Password Entropy Explained

Understand password entropy — the mathematical measure of password randomness. Learn how character pool size, length, and true randomness combine to determine password strength in bits.

Strength Metrics

Detailed Explanation

What Is Password Entropy?

Entropy is the mathematical measure of uncertainty or randomness in a password. It quantifies the average number of guesses an attacker would need to crack a password through brute force. Entropy is measured in bits — each additional bit doubles the number of possible combinations.

The Formula

H = L × log2(C)

Where:

  • H = entropy in bits
  • L = password length
  • C = size of the character pool

For example, a 12-character password using the full printable ASCII set (95 characters):

H = 12 × log2(95) = 12 × 6.57 = 78.8 bits

Character Pool Sizes

Character Set Pool Size (C) Bits per Character
Digits only (0-9) 10 3.32
Lowercase only (a-z) 26 4.70
Lowercase + digits 36 5.17
Mixed case (a-z, A-Z) 52 5.70
Alphanumeric 62 5.95
Full printable ASCII 95 6.57

Entropy Security Levels

Bits Security Level Typical Use
< 28 Very Weak Easily cracked in seconds
28–40 Weak Low-value, throwaway accounts only
40–59 Moderate Standard online accounts
60–79 Strong Important accounts (email, banking)
80–99 Very Strong Admin, infrastructure, financial
100+ Excellent Encryption keys, master passwords

Why Entropy Matters More Than Rules

Traditional complexity rules ("must include uppercase, digit, and symbol") give a false sense of security. A password like P@ssw0rd! satisfies every rule yet has near-zero effective entropy because it follows a predictable pattern found in every dictionary attack list.

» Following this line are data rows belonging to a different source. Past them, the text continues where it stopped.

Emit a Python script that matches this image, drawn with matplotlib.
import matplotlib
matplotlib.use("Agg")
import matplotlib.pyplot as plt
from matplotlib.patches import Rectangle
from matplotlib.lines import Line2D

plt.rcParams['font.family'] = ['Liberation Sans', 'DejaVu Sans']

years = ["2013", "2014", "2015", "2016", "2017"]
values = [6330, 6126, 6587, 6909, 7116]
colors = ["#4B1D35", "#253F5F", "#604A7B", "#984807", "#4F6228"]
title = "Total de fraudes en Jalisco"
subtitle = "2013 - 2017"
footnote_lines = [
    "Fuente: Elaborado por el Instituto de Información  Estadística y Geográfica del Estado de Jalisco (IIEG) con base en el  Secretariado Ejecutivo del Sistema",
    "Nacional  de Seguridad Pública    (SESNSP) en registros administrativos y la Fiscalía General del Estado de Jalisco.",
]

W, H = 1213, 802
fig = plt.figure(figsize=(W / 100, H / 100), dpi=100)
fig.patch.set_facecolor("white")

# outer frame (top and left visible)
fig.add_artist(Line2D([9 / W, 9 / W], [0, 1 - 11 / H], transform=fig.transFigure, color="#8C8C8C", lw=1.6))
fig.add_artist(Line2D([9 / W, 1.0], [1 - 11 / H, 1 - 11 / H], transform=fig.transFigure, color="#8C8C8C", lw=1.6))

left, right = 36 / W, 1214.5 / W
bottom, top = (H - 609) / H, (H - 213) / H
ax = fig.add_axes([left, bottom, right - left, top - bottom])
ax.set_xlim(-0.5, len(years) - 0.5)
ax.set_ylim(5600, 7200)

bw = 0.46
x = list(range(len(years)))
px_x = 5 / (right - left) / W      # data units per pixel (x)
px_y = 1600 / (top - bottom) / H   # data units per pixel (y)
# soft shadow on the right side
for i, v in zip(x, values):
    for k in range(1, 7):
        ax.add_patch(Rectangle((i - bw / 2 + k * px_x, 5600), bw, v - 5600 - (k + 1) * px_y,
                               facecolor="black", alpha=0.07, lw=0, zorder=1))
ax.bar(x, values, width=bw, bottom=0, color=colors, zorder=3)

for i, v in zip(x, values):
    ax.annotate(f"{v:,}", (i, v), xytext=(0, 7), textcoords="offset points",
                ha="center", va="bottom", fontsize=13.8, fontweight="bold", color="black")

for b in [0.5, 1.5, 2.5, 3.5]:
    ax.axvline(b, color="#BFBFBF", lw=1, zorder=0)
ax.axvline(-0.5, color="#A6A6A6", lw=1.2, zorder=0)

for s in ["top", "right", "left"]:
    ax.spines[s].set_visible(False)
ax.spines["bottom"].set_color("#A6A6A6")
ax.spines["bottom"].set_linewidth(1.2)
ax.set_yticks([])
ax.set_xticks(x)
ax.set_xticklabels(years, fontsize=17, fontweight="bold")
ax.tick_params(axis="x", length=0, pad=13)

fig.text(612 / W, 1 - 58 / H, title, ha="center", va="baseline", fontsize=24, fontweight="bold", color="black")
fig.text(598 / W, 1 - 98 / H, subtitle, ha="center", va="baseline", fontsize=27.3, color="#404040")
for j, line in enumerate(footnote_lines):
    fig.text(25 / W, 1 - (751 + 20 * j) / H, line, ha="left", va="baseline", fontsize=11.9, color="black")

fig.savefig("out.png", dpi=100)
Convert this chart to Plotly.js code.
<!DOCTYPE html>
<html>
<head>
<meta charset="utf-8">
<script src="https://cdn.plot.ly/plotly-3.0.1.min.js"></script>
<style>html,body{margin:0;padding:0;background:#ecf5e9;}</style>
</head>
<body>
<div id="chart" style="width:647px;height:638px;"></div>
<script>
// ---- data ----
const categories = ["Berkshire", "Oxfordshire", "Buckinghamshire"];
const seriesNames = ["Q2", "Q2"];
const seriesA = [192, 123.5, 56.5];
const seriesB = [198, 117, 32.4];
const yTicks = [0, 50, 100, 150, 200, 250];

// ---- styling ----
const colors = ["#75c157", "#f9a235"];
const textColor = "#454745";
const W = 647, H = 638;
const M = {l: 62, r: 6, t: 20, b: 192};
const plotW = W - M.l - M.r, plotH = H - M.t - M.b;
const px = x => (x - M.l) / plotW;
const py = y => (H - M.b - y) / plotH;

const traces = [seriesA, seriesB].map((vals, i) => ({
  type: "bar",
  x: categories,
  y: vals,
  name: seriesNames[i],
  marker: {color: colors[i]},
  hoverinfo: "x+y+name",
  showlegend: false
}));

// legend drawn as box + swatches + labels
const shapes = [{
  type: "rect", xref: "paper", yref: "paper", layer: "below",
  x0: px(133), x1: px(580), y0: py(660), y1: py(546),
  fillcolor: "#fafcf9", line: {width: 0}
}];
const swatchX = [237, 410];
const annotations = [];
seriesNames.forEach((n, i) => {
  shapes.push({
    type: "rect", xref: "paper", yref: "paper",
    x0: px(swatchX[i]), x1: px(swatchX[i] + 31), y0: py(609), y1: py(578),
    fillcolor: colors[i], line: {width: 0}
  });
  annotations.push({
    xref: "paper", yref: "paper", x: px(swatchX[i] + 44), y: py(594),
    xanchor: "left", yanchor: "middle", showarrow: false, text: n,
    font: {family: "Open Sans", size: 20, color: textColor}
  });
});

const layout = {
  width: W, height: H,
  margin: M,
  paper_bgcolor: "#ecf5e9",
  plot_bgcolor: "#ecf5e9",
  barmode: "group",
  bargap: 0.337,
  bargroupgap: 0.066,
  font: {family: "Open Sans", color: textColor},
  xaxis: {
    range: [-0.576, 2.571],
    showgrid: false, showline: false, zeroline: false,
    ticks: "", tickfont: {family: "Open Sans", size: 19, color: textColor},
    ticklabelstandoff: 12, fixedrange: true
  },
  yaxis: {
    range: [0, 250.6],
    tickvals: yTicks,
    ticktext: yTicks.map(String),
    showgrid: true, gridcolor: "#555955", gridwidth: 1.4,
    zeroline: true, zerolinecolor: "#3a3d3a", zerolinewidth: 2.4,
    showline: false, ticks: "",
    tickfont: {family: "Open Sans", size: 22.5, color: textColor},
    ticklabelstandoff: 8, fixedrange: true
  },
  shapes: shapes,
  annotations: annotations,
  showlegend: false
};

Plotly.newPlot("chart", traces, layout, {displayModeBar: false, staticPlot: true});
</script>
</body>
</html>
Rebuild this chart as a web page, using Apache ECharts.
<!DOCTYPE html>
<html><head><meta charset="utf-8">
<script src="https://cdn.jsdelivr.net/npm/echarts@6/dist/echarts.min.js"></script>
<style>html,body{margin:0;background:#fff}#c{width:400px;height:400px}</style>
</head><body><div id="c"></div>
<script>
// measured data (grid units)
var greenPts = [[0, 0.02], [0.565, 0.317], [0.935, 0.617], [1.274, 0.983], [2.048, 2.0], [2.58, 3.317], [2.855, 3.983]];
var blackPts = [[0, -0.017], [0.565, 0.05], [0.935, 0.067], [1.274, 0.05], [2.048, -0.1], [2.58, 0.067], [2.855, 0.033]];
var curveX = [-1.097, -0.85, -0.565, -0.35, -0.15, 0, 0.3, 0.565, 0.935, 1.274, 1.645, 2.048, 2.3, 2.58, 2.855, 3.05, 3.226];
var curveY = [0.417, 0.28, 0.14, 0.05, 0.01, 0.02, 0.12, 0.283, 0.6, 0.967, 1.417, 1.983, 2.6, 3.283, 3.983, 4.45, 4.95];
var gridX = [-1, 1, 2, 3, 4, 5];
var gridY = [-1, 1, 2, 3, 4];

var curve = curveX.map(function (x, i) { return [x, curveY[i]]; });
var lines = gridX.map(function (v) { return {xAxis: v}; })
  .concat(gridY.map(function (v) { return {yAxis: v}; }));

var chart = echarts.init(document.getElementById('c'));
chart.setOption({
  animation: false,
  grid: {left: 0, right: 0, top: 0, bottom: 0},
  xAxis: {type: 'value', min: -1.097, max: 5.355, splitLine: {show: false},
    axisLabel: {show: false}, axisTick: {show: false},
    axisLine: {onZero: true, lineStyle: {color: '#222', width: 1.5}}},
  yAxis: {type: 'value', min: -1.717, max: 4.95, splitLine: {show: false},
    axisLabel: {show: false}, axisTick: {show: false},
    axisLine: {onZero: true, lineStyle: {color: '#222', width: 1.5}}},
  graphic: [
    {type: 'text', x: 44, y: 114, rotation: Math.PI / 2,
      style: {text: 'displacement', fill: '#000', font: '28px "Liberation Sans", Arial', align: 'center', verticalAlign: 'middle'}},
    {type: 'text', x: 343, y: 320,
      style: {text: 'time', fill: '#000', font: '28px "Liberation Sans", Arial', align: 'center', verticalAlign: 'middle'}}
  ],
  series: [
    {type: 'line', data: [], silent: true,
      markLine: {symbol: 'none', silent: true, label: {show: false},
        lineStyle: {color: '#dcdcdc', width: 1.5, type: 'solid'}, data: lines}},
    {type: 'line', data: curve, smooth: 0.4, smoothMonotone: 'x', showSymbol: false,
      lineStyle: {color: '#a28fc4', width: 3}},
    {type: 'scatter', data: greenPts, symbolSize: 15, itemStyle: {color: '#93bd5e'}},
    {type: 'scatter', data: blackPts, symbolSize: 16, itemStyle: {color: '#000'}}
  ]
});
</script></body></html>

True entropy comes from randomness — specifically, from using a cryptographically secure random number generator (CSPRNG) to select each character independently. When a password is truly random, the formula above accurately predicts its resistance to brute-force attacks.

Practical Entropy Targets

  • General web accounts: aim for at least 60 bits
  • High-security accounts (email, banking, password manager): at least 80 bits
  • Encryption keys and master passwords: 100+ bits

A password strength analyzer calculates entropy by examining the character pool actually used and the password length, then compares the result against these thresholds.

Use Case

Understanding entropy is essential for anyone evaluating password policies — developers building authentication systems, security auditors reviewing configurations, and everyday users who want to know whether their passwords are genuinely strong or merely satisfy superficial complexity checkboxes.